■ Task requirements:
Locate and copy all lines bearing the word "this".

■ Material shown:
····················

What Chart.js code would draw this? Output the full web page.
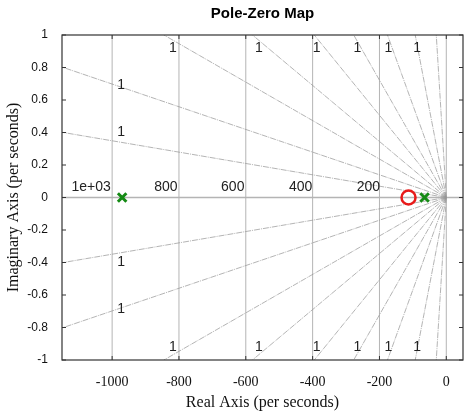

····················

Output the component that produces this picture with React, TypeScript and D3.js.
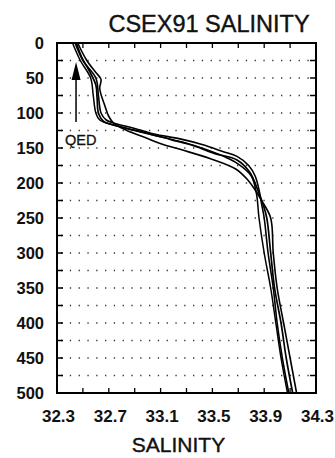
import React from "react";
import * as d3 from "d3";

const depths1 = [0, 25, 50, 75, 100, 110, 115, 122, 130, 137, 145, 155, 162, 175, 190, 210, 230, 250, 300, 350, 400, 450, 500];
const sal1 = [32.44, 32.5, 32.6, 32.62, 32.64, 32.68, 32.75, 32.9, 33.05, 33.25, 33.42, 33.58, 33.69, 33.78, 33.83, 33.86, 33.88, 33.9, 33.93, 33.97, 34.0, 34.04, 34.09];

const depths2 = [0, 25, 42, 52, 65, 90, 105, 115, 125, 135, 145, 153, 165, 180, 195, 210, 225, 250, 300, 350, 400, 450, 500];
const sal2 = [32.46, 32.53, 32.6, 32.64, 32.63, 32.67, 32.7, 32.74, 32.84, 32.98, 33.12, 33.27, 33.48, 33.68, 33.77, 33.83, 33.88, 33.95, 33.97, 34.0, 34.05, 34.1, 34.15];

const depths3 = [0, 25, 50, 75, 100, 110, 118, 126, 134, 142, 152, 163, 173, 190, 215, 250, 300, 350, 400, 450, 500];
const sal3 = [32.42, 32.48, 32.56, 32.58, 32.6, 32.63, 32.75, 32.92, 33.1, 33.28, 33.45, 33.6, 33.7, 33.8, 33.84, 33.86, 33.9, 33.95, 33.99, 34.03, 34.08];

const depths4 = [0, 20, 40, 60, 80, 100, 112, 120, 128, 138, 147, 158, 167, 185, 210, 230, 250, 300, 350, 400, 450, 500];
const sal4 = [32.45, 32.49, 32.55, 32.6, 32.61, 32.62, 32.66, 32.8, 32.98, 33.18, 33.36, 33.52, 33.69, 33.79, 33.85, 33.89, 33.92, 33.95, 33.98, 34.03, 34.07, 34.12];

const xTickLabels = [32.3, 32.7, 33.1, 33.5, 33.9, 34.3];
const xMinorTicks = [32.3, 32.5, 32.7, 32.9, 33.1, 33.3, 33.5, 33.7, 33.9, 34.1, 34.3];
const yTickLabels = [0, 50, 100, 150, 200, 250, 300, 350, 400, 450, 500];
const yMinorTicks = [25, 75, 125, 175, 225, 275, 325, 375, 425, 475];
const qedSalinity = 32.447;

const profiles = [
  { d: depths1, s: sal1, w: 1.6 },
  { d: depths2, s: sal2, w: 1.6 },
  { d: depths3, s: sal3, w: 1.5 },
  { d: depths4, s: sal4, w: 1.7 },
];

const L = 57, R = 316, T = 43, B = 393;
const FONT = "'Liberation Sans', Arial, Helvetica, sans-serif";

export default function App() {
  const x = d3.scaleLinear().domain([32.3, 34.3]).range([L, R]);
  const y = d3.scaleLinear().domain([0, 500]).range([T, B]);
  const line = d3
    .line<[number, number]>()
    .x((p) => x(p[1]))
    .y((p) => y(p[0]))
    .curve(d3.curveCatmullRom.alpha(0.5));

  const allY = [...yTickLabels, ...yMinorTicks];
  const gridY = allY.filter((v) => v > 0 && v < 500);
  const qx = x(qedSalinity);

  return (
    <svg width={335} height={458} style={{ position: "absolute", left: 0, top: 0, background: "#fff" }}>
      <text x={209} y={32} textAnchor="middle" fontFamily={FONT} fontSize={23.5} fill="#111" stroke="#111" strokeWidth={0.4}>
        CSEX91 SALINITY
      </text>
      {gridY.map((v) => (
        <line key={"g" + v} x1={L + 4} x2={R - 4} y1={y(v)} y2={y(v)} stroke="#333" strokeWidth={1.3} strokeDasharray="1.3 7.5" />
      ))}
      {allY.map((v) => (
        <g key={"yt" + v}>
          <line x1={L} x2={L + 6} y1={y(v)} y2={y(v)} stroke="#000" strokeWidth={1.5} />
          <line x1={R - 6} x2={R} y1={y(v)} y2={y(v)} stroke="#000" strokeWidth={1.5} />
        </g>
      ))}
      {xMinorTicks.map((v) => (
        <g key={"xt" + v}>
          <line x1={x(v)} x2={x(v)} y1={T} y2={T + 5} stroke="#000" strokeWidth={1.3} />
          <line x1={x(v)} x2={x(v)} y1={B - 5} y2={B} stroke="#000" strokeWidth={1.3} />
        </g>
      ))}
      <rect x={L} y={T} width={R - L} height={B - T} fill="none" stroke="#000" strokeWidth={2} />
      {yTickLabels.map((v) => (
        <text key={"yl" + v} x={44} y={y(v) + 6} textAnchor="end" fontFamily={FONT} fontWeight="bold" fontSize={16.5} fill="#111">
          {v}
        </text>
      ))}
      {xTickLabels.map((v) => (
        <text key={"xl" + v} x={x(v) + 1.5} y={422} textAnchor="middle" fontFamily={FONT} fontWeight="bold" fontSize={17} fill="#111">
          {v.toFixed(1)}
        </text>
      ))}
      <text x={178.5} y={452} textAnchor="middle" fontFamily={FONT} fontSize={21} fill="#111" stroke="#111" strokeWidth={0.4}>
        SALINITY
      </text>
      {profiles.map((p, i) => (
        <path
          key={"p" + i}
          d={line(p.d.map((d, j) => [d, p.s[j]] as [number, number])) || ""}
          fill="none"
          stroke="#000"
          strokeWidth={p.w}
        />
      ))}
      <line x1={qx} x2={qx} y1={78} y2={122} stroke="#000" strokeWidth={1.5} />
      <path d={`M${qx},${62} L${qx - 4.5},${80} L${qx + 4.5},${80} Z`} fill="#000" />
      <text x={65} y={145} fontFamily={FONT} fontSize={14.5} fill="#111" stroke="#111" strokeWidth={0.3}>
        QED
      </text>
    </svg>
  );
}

····················

■ Expected answer:
What Chart.js code would draw this? Output the full web page.
Output the component that produces this picture with React, TypeScript and D3.js.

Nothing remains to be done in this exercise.